** Start of AVAILABLE RECORDS **

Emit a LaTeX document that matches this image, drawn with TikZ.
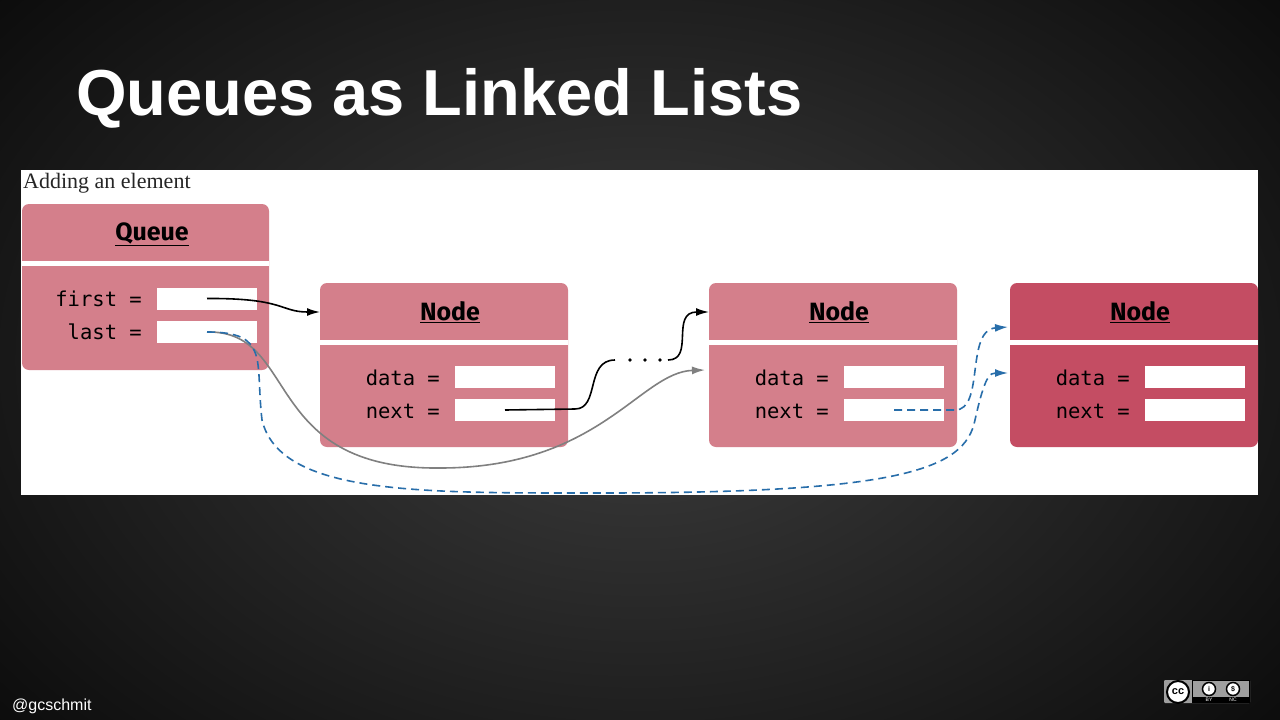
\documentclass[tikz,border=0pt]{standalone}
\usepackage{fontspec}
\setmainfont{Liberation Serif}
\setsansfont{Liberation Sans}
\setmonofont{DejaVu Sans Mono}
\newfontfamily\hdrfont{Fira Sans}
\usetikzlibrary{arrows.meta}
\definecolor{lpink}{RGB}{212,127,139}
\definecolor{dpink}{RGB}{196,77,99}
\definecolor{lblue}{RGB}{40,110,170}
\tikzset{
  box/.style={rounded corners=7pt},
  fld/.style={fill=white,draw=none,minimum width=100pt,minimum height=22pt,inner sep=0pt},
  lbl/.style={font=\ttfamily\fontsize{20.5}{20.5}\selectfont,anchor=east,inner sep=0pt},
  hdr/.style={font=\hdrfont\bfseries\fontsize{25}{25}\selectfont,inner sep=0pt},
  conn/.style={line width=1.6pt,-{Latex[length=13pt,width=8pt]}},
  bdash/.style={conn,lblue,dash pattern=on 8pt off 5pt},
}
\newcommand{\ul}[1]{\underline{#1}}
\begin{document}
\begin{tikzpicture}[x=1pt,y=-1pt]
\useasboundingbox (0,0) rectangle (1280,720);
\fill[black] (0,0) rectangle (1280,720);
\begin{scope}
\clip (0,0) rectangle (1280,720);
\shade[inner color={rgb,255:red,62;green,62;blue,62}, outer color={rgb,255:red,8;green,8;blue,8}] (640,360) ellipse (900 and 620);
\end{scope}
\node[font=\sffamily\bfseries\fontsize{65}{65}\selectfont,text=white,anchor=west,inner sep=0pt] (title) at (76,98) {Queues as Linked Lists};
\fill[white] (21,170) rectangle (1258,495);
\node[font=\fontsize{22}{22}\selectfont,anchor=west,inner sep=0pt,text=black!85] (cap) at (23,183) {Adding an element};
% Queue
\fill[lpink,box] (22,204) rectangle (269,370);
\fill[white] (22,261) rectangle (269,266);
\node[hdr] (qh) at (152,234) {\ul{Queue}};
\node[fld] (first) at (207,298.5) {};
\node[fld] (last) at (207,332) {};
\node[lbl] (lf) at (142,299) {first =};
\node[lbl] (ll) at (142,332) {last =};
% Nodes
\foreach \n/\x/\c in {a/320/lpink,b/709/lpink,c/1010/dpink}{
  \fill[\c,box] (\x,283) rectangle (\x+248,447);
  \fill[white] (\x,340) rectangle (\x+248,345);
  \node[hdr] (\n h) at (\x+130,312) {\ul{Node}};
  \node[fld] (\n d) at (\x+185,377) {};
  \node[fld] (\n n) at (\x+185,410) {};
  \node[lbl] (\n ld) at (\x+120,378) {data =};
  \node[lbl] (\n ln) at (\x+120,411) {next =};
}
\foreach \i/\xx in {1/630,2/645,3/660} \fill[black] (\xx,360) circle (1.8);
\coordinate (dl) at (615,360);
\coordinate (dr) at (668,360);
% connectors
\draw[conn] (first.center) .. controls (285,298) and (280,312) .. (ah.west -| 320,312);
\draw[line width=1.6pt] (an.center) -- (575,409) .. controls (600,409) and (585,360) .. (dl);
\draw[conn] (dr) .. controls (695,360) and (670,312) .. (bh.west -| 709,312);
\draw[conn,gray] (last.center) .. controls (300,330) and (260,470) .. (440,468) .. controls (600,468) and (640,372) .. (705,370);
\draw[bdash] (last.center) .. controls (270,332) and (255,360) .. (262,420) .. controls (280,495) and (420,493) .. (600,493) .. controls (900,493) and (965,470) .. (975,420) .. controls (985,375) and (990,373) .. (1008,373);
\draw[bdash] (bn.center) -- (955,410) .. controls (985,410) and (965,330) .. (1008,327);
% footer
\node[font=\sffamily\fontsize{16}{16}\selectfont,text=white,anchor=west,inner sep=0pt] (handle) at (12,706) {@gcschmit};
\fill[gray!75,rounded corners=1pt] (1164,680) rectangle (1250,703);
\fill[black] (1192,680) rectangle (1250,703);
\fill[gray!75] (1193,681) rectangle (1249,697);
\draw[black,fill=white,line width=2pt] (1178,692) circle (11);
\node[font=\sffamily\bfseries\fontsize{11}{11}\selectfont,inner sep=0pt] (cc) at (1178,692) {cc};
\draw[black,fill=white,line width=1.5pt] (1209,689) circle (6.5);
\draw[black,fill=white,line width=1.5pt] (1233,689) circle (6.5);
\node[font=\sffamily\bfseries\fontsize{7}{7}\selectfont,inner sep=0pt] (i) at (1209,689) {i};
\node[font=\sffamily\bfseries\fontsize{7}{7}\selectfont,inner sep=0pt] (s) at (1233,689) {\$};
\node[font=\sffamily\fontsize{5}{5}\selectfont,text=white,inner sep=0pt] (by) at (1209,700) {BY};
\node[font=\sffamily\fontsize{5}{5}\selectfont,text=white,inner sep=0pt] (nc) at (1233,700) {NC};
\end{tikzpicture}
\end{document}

** End of AVAILABLE RECORDS **
** Start of AVAILABLE RECORDS **

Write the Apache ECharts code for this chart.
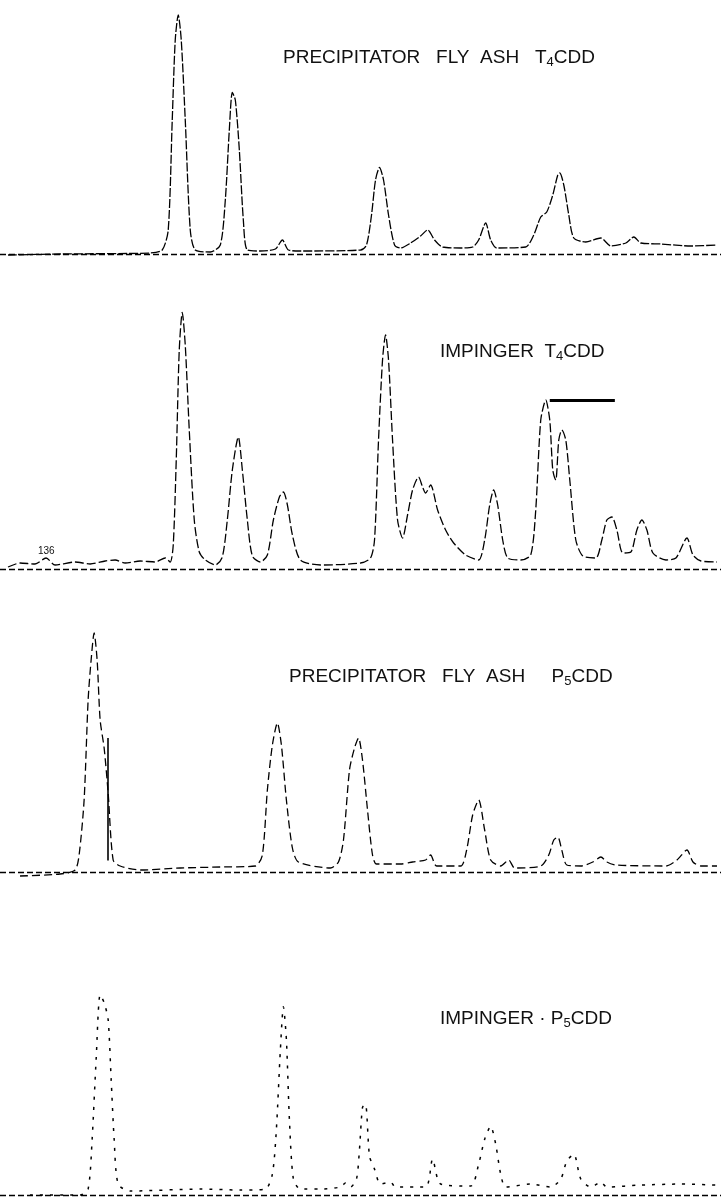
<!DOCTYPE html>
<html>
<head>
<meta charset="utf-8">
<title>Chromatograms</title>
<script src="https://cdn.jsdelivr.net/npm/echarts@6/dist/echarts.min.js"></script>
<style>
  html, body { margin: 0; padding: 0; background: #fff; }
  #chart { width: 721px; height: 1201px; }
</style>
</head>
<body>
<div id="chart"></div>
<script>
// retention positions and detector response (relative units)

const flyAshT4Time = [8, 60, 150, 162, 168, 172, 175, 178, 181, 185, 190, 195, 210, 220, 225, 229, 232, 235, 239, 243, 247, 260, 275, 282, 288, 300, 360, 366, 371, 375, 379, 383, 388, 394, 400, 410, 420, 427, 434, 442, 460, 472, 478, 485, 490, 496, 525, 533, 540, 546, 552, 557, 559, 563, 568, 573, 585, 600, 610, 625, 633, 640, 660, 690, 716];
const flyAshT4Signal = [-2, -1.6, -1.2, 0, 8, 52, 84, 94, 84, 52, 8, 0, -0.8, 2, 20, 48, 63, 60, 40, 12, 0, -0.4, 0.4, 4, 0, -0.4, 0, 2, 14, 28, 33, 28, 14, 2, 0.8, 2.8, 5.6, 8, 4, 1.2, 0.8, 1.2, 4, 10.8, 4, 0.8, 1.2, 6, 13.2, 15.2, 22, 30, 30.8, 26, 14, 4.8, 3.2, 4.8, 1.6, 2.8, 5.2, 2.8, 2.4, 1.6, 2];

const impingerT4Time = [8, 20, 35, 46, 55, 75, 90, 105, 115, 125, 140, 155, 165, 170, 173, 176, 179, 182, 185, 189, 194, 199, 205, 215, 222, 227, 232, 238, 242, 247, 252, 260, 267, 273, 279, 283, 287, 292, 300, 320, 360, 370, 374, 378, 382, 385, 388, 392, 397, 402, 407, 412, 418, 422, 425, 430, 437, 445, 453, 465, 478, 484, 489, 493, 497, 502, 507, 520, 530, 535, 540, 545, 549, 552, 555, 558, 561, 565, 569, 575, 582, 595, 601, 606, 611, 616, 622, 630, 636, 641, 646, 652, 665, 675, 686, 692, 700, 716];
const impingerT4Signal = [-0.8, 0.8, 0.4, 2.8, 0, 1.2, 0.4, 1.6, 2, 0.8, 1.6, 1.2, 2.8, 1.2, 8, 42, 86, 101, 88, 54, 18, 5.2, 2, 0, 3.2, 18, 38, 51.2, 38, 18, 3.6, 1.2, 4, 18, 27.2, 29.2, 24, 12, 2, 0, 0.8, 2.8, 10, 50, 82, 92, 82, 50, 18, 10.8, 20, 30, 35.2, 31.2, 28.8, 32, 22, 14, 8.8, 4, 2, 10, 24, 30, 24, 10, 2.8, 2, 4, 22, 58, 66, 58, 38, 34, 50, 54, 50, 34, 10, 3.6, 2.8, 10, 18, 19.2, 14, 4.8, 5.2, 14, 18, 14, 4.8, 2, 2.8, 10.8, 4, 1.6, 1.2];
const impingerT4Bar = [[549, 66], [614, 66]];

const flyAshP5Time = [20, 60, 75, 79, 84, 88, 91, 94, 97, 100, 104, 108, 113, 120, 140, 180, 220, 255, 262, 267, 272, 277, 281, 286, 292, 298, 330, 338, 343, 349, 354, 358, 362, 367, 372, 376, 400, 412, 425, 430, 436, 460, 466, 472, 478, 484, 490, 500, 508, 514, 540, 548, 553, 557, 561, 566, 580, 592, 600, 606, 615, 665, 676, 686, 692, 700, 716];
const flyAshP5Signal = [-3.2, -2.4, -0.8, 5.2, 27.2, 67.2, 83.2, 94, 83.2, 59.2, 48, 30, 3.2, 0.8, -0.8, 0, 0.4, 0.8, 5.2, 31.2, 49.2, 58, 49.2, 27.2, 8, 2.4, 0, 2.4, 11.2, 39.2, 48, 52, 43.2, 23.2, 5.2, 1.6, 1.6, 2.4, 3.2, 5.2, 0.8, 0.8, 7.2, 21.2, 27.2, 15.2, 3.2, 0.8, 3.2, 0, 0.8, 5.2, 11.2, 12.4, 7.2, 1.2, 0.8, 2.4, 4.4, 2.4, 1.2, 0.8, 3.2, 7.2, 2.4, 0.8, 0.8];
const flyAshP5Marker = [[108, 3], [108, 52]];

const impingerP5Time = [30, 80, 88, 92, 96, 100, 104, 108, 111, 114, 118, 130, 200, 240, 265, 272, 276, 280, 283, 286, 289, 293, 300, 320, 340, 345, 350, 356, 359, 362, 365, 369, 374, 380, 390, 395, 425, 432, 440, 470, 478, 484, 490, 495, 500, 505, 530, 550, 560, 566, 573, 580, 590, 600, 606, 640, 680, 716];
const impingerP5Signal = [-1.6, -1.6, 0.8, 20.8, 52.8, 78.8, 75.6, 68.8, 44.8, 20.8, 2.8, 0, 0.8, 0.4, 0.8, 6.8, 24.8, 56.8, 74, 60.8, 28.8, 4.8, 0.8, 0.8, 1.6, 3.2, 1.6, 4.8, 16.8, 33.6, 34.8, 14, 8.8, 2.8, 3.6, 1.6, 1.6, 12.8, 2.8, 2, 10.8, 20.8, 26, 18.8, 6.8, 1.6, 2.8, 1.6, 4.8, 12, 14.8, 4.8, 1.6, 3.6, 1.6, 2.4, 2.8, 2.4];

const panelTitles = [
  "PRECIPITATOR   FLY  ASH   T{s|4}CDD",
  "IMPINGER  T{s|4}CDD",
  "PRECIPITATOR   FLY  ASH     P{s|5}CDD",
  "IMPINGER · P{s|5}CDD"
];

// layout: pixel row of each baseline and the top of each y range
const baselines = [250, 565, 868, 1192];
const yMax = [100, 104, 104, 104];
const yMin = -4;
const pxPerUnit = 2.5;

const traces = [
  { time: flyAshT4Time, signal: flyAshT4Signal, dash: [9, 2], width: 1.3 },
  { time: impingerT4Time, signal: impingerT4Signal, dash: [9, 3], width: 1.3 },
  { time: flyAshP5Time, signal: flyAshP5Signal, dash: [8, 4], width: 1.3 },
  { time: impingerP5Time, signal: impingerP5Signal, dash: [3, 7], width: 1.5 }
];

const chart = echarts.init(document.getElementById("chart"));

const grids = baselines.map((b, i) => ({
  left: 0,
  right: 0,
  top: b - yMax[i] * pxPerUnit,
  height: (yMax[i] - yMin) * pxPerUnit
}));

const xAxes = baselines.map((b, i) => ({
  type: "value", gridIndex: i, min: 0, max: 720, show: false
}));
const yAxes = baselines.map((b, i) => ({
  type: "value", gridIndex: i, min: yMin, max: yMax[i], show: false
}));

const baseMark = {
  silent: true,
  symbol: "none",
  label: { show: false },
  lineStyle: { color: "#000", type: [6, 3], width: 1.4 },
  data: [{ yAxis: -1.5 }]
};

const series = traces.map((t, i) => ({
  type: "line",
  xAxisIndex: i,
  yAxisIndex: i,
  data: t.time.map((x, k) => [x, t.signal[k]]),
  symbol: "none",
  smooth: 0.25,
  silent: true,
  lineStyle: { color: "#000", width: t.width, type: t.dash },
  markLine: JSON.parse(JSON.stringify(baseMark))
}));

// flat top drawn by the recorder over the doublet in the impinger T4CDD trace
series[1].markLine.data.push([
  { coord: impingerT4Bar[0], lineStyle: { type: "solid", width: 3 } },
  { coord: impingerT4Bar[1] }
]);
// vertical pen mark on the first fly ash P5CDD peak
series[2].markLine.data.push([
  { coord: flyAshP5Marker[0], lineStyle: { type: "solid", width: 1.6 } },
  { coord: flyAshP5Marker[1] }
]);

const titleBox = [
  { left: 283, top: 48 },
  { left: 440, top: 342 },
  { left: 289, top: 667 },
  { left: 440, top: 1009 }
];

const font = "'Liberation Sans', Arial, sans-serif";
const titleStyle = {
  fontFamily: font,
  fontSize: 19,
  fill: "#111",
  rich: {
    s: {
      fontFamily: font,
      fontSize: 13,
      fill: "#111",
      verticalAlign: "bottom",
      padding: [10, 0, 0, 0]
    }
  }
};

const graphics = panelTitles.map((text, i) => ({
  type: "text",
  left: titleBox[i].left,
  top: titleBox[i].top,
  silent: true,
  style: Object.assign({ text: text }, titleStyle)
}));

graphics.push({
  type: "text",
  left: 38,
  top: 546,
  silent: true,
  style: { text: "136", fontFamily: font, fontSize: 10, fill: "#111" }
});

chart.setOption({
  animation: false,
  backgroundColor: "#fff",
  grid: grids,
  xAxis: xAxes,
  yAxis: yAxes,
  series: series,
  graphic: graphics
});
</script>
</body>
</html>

** End of AVAILABLE RECORDS **

TASK TO CARRY OUT:
In the listing above, find the line with "Write the Apache ECharts code for this chart." and the line with "// retention positions and detector response (relative units)". Set down both and every line between them, minus the pictures.

THE SOLUTION:
Write the Apache ECharts code for this chart.
<!DOCTYPE html>
<html>
<head>
<meta charset="utf-8">
<title>Chromatograms</title>
<script src="https://cdn.jsdelivr.net/npm/echarts@6/dist/echarts.min.js"></script>
<style>
  html, body { margin: 0; padding: 0; background: #fff; }
  #chart { width: 721px; height: 1201px; }
</style>
</head>
<body>
<div id="chart"></div>
<script>
// retention positions and detector response (relative units)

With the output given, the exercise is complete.